A Dynamic Analysis of Energy Storage with Renewable and Diesel Generation using Volterra Equations

Energy storage systems will play a key role in the power system of the twenty first century considering the large penetrations of variable renewable energy, growth in transport electrification and decentralisation of heating loads. Therefore reliable real time methods to optimise energy storage, demand response and generation are vital for power system operations. This paper presents a concise review of battery energy storage and an example of battery modelling for renewable energy applications and second details an adaptive approach to solve this load levelling problem with storage. A dynamic evolutionary model based on the first kind Volterra integral equation is used in both cases. A direct regularised numerical method is employed to find the least-cost dispatch of the battery in terms of integral equation solution. Validation on real data shows that the proposed evolutionary Volterra model effectively generalises conventional discrete integral model taking into account both state of health and the availability of generation/storage.

The Concept of the Deep Learning-Based System "Artificial Dispatcher" to Power System Control and Dispatch

Year by year control of normal and emergency conditions of up-to-date power systems becomes an increasingly complicated problem. With the increasing complexity the existing control system of power system conditions which includes operative actions of the dispatcher and work of special automatic devices proves to be insufficiently effective more and more frequently, which raises risks of dangerous and emergency conditions in power systems. The paper is aimed at compensating for the shortcomings of man (a cognitive barrier, exposure to stresses and so on) and automatic devices by combining their strong points, i.e. the dispatcher's intelligence and the speed of automatic devices by virtue of development of the intelligent system "Artificial dispatcher" on the basis of deep machine learning technology. For realization of the system "Artificial dispatcher" in addition to deep learning it is planned to attract the game theory approaches to formalize work of the up-to-date power system as a game problem. The "gain" for "Artificial dispatcher" will consist in bringing in a power system in the normal steady-state or post-emergency conditions by means of the required control actions.

Ensemble Methods of Classification for Power Systems Security Assessment

One of the most promising approaches for complex technical systems analysis employs ensemble methods of classification. Ensemble methods enable to build a reliable decision rules for feature space classification in the presence of many possible states of the system. In this paper, novel techniques based on decision trees are used for evaluation of the reliability of the regime of electric power systems. We proposed hybrid approach based on random forests models and boosting models. Such techniques can be applied to predict the interaction of increasing renewable power, storage devices and swiching of smart loads from intelligent domestic appliances, heaters and air-conditioning units and electric vehicles with grid for enhanced decision making. The ensemble classification methods were tested on the modified 118-bus IEEE power system showing that proposed technique can be employed to examine whether the power system is secured under steady-state operating conditions.
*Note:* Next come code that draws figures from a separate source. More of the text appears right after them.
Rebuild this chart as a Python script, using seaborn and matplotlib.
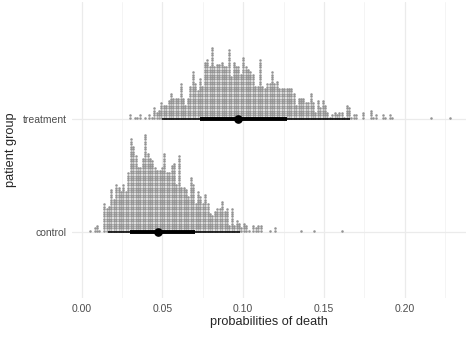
import numpy as np
import pandas as pd
import seaborn as sns
import matplotlib.pyplot as plt
from matplotlib.ticker import MultipleLocator

# dot columns (dots per bin, left to right)
groups = ['control', 'treatment']
bin_width = 0.00149

control_start = 0.005
control_counts = [1, 0, 2, 3, 1, 0, 12, 10, 11, 18,
                  14, 20, 19, 17, 20, 17, 25, 39, 36, 32,
                  27, 27, 31, 41, 33, 31, 30, 27, 26, 26,
                  27, 33, 25, 25, 28, 29, 20, 32, 19, 19,
                  18, 15, 23, 20, 12, 17, 15, 12, 16, 12,
                  8, 7, 9, 10, 10, 13, 9, 10, 3, 10,
                  3, 5, 4, 2, 4, 3, 1, 0, 3, 2,
                  3, 3, 0, 0, 0, 1, 0, 2, 0, 0,
                  0, 0, 0, 0, 0, 0, 0, 0, 1, 0,
                  0, 0, 0, 1, 0, 0, 0, 0, 0, 0,
                  0, 0, 0, 0, 0, 1]

treatment_start = 0.030
treatment_counts = [2, 0, 1, 1, 2, 0, 1, 0, 2, 1,
                    5, 3, 4, 7, 6, 6, 8, 11, 9, 9,
                    9, 15, 9, 6, 9, 14, 20, 15, 12, 17,
                    14, 24, 25, 22, 30, 22, 23, 23, 24, 22,
                    22, 29, 18, 24, 22, 22, 19, 26, 22, 21,
                    20, 19, 14, 14, 25, 14, 13, 15, 15, 20,
                    15, 16, 13, 13, 13, 13, 13, 13, 11, 6,
                    9, 9, 9, 7, 7, 11, 7, 3, 8, 5,
                    8, 6, 3, 1, 2, 3, 2, 3, 3, 1,
                    6, 5, 1, 2, 2, 0, 0, 3, 0, 0,
                    4, 1, 2, 0, 0, 2, 1, 0, 2, 1,
                    0, 0, 0, 0, 0, 0, 0, 0, 0, 0,
                    0, 0, 0, 0, 0, 1, 0, 0, 0, 0,
                    0, 0, 0, 1]

# point summary and intervals (66% thick, 95% thin)
medians = [0.047, 0.0966]
inner_lo = [0.030, 0.073]
inner_hi = [0.070, 0.127]
outer_lo = [0.016, 0.050]
outer_hi = [0.098, 0.166]

sns.set_theme(style='whitegrid')
plt.rcParams['font.family'] = ['Liberation Sans', 'DejaVu Sans']

fig = plt.figure(figsize=(4.74, 3.38), dpi=100)
ax = fig.add_axes([0.152, 0.118, 0.831, 0.876])
ax.set_xlim(-0.006, 0.238)
ax.set_ylim(0.416, 3.035)

# vertical step so that dots stack as round as they sit side by side
bbox = ax.get_window_extent()
px_x = bbox.width / (ax.get_xlim()[1] - ax.get_xlim()[0])
px_y = bbox.height / (ax.get_ylim()[1] - ax.get_ylim()[0])
dy = bin_width * px_x / px_y

rows = []
for pos, (start, counts) in enumerate([(control_start, control_counts),
                                       (treatment_start, treatment_counts)], start=1):
    for i, n in enumerate(counts):
        for k in range(n):
            rows.append({'x': start + i * bin_width, 'y': pos + (k + 0.5) * dy})
dots = pd.DataFrame(rows)

sns.scatterplot(data=dots, x='x', y='y', s=3.3, color='#939393',
                linewidth=0, ax=ax, zorder=3)

for pos in range(len(groups)):
    ax.plot([outer_lo[pos], outer_hi[pos]], [pos + 1, pos + 1], color='black',
            lw=1.1, solid_capstyle='butt', zorder=4)
    ax.plot([inner_lo[pos], inner_hi[pos]], [pos + 1, pos + 1], color='black',
            lw=2.8, solid_capstyle='butt', zorder=4)
    ax.plot(medians[pos], pos + 1, 'o', color='black', ms=5.2, zorder=5)

ax.set_yticks([1, 2])
ax.set_yticklabels(groups)
ax.xaxis.set_major_locator(MultipleLocator(0.05))
ax.xaxis.set_minor_locator(MultipleLocator(0.025))
ax.set_xticks([0, 0.05, 0.10, 0.15, 0.20])
ax.set_xticklabels(['0.00', '0.05', '0.10', '0.15', '0.20'])
ax.grid(which='major', color='#ebebeb', lw=0.9)
ax.grid(which='minor', axis='x', color='#f2f2f2', lw=0.6)
ax.tick_params(length=0, labelsize=7.5, colors='#4d4d4d', pad=4)
for s in ax.spines.values():
    s.set_visible(False)
ax.set_facecolor('white')

ax.set_xlabel('probabilities of death', fontsize=9.2, labelpad=2)
ax.set_ylabel('patient group', fontsize=9.2, labelpad=4)

fig.savefig('out.png', dpi=100)
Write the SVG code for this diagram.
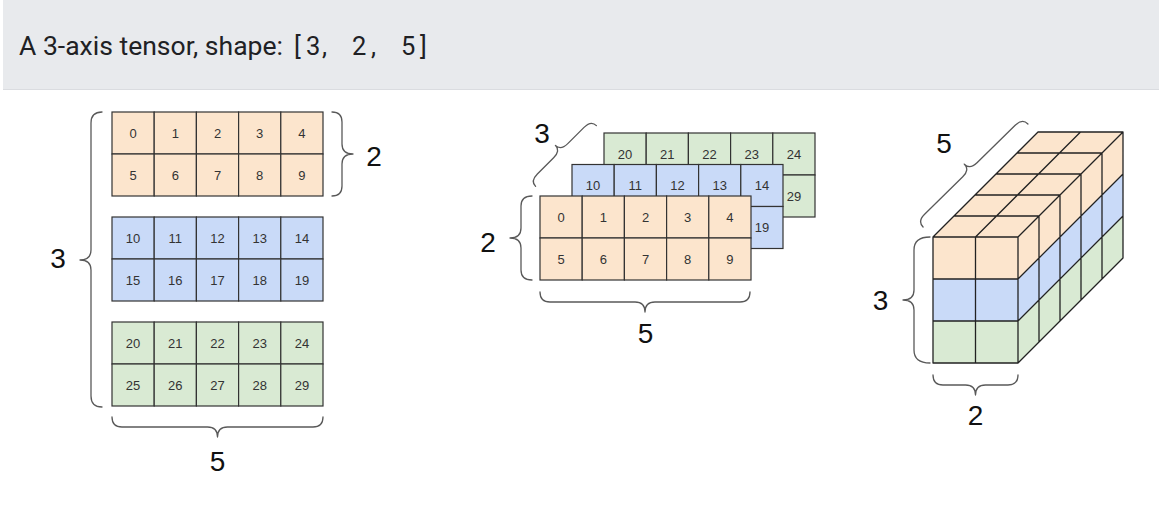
<svg xmlns="http://www.w3.org/2000/svg" width="1159" height="509" viewBox="0 0 1159 509">
<style>
.hdr{font-family:Roboto,"Liberation Sans",sans-serif;font-size:25.5px;fill:#202124}
.c{stroke:#333;stroke-width:1.2}
.o{fill:#fce5cd}.b{fill:#c9daf8}.g{fill:#d9ead3}
.t{font-family:"Liberation Sans",Arial,sans-serif;font-size:13px;fill:#333;text-anchor:middle}
.br{fill:none;stroke:#595959;stroke-width:1.3;stroke-linecap:round;stroke-linejoin:round}
.lb{font-family:"Liberation Sans",Arial,sans-serif;font-size:28px;fill:#111;text-anchor:middle}
.e{fill:none;stroke:#222;stroke-width:1.3;stroke-linejoin:round}
</style>
<defs>
<g id="row5">
<rect class="c" x="0" y="0" width="42.2" height="42"/><rect class="c" x="42.2" y="0" width="42.2" height="42"/><rect class="c" x="84.4" y="0" width="42.2" height="42"/><rect class="c" x="126.6" y="0" width="42.2" height="42"/><rect class="c" x="168.8" y="0" width="42.2" height="42"/>
</g>
</defs>
<g id="header">
<rect x="3" y="0" width="1156" height="89" fill="#e8eaed"/>
<line x1="3" y1="89.5" x2="1159" y2="89.5" stroke="#dadce0" stroke-width="1"/>
<text class="hdr" x="19" y="55" textLength="264" lengthAdjust="spacingAndGlyphs">A 3-axis tensor, shape:</text>
<text class="hdr" y="55"><tspan x="294">[</tspan><tspan x="306">3</tspan><tspan x="322">,</tspan><tspan x="352">2</tspan><tspan x="371">,</tspan><tspan x="401">5</tspan><tspan x="420">]</tspan></text>
</g>
<g id="fig-flat">
<g id="layer0-flat" class="o"><use href="#row5" x="112" y="112"/><use href="#row5" x="112" y="154"/>
<text class="t" x="133.1" y="137.5">0</text><text class="t" x="175.3" y="137.5">1</text><text class="t" x="217.5" y="137.5">2</text><text class="t" x="259.7" y="137.5">3</text><text class="t" x="301.9" y="137.5">4</text>
<text class="t" x="133.1" y="179.5">5</text><text class="t" x="175.3" y="179.5">6</text><text class="t" x="217.5" y="179.5">7</text><text class="t" x="259.7" y="179.5">8</text><text class="t" x="301.9" y="179.5">9</text></g>
<g id="layer1-flat" class="b"><use href="#row5" x="112" y="217"/><use href="#row5" x="112" y="259"/>
<text class="t" x="133.1" y="242.5">10</text><text class="t" x="175.3" y="242.5">11</text><text class="t" x="217.5" y="242.5">12</text><text class="t" x="259.7" y="242.5">13</text><text class="t" x="301.9" y="242.5">14</text>
<text class="t" x="133.1" y="284.5">15</text><text class="t" x="175.3" y="284.5">16</text><text class="t" x="217.5" y="284.5">17</text><text class="t" x="259.7" y="284.5">18</text><text class="t" x="301.9" y="284.5">19</text></g>
<g id="layer2-flat" class="g"><use href="#row5" x="112" y="322"/><use href="#row5" x="112" y="364"/>
<text class="t" x="133.1" y="347.5">20</text><text class="t" x="175.3" y="347.5">21</text><text class="t" x="217.5" y="347.5">22</text><text class="t" x="259.7" y="347.5">23</text><text class="t" x="301.9" y="347.5">24</text>
<text class="t" x="133.1" y="389.5">25</text><text class="t" x="175.3" y="389.5">26</text><text class="t" x="217.5" y="389.5">27</text><text class="t" x="259.7" y="389.5">28</text><text class="t" x="301.9" y="389.5">29</text></g>
<g id="braces-flat">
<path class="br" d="M102,112 Q91,112 91,123 L91,250 Q91,260 80,260 Q91,260 91,270 L91,396 Q91,407 102,407"/>
<path class="br" d="M332,112 Q342,112 342,122 L342,144 Q342,154 353,154 Q342,154 342,164 L342,186 Q342,196 332,196"/>
<path class="br" d="M112,417 Q112,427 122,427 L207.5,427 Q217.5,427 217.5,437 Q217.5,427 227.5,427 L313,427 Q323,427 323,417"/>
<text class="lb" x="58" y="268">3</text>
<text class="lb" x="374" y="166">2</text>
<text class="lb" x="217.5" y="471">5</text>
</g>
</g>
<g id="fig-stacked">
<g id="layer2-stack" class="g"><use href="#row5" x="604" y="133"/><use href="#row5" x="604" y="175"/>
<text class="t" x="625.1" y="158.5">20</text><text class="t" x="667.3" y="158.5">21</text><text class="t" x="709.5" y="158.5">22</text><text class="t" x="751.7" y="158.5">23</text><text class="t" x="793.9" y="158.5">24</text>
<text class="t" x="625.1" y="200.5">25</text><text class="t" x="667.3" y="200.5">26</text><text class="t" x="709.5" y="200.5">27</text><text class="t" x="751.7" y="200.5">28</text><text class="t" x="793.9" y="200.5">29</text></g>
<g id="layer1-stack" class="b"><use href="#row5" x="572" y="164.5"/><use href="#row5" x="572" y="206.5"/>
<text class="t" x="593.1" y="190">10</text><text class="t" x="635.3" y="190">11</text><text class="t" x="677.5" y="190">12</text><text class="t" x="719.7" y="190">13</text><text class="t" x="761.9" y="190">14</text>
<text class="t" x="593.1" y="232">15</text><text class="t" x="635.3" y="232">16</text><text class="t" x="677.5" y="232">17</text><text class="t" x="719.7" y="232">18</text><text class="t" x="761.9" y="232">19</text></g>
<g id="layer0-stack" class="o"><use href="#row5" x="540" y="196"/><use href="#row5" x="540" y="238"/>
<text class="t" x="561.1" y="221.5">0</text><text class="t" x="603.3" y="221.5">1</text><text class="t" x="645.5" y="221.5">2</text><text class="t" x="687.7" y="221.5">3</text><text class="t" x="729.9" y="221.5">4</text>
<text class="t" x="561.1" y="263.5">5</text><text class="t" x="603.3" y="263.5">6</text><text class="t" x="645.5" y="263.5">7</text><text class="t" x="687.7" y="263.5">8</text><text class="t" x="729.9" y="263.5">9</text></g>
<g id="braces-stack">
<path class="br" d="M532,196 Q521,196 521,206 L521,228 Q521,238 510,238 Q521,238 521,248 L521,270 Q521,280 532,280"/>
<path class="br" d="M540,292 Q540,302 550,302 L635,302 Q645,302 645,312 Q645,302 655,302 L740,302 Q750,302 750,292"/>
<path class="br" transform="translate(566,156) rotate(-45)" d="M-43,0 Q-43,-7.5 -33,-7.5 L-10,-7.5 Q0,-7.5 0,-15 Q0,-7.5 10,-7.5 L33,-7.5 Q43,-7.5 43,0"/>
<text class="lb" x="488" y="252">2</text>
<text class="lb" x="645.5" y="343">5</text>
<text class="lb" x="542" y="143">3</text>
</g>
</g>
<g id="fig-cube">
<polygon class="o" points="933,237 1018,237 1123,132 1038,132"/>
<polygon class="o" points="1018,237 1123,132 1123,174 1018,279"/>
<polygon class="b" points="1018,279 1123,174 1123,216 1018,321"/>
<polygon class="g" points="1018,321 1123,216 1123,258 1018,363"/>
<rect class="o" x="933" y="237" width="85" height="42"/>
<rect class="b" x="933" y="279" width="85" height="42"/>
<rect class="g" x="933" y="321" width="85" height="42"/>
<path class="e" d="M954,216 H1039 M975,195 H1060 M996,174 H1081 M1017,153 H1102 M975.5,237 L1080.5,132
M1039,216 V342 M1060,195 V321 M1081,174 V300 M1102,153 V279
M1018,279 L1123,174 M1018,321 L1123,216
M933,279 H1018 M933,321 H1018 M975.5,237 V363
M933,237 H1018 V363 H933 Z M933,237 L1038,132 H1123 V258 L1018,363 M1018,237 L1123,132"/>
<g id="braces-cube">
<path class="br" transform="translate(975.5,175.5) rotate(-44.5)" d="M-73.5,0 Q-73.5,-8 -63.5,-8 L-10,-8 Q0,-8 0,-16 Q0,-8 10,-8 L63.5,-8 Q73.5,-8 73.5,0"/>
<path class="br" d="M930,237 Q914,237 914,250 L914,290 Q914,300 903,300 Q914,300 914,310 L914,350 Q914,363 930,363"/>
<path class="br" d="M933,375 Q933,385 943,385 L965.5,385 Q975.5,385 975.5,395 Q975.5,385 985.5,385 L1008,385 Q1018,385 1018,375"/>
<text class="lb" x="944" y="153">5</text>
<text class="lb" x="880.5" y="310">3</text>
<text class="lb" x="975.5" y="425">2</text>
</g>
</g>
</svg>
Power System Parameters Forecasting Using Hilbert-Huang Transform and Machine Learning

A novel hybrid data-driven approach is developed for forecasting power system parameters with the goal of increasing the efficiency of short-term forecasting studies for non-stationary time-series. The proposed approach is based on mode decomposition and a feature analysis of initial retrospective data using the Hilbert-Huang transform and machine learning algorithms. The random forests and gradient boosting trees learning techniques were examined. The decision tree techniques were used to rank the importance of variables employed in the forecasting models. The Mean Decrease Gini index is employed as an impurity function. The resulting hybrid forecasting models employ the radial basis function neural network and support vector regression. Apart from introduction and references the paper is organized as follows. The section 2 presents the background and the review of several approaches for short-term forecasting of power system parameters. In the third section a hybrid machine learning-based algorithm using Hilbert-Huang transform is developed for short-term forecasting of power system parameters. Fourth section describes the decision tree learning algorithms used for the issue of variables importance. Finally in section six the experimental results in the following electric power problems are presented: active power flow forecasting, electricity price forecasting and for the wind speed and direction forecasting.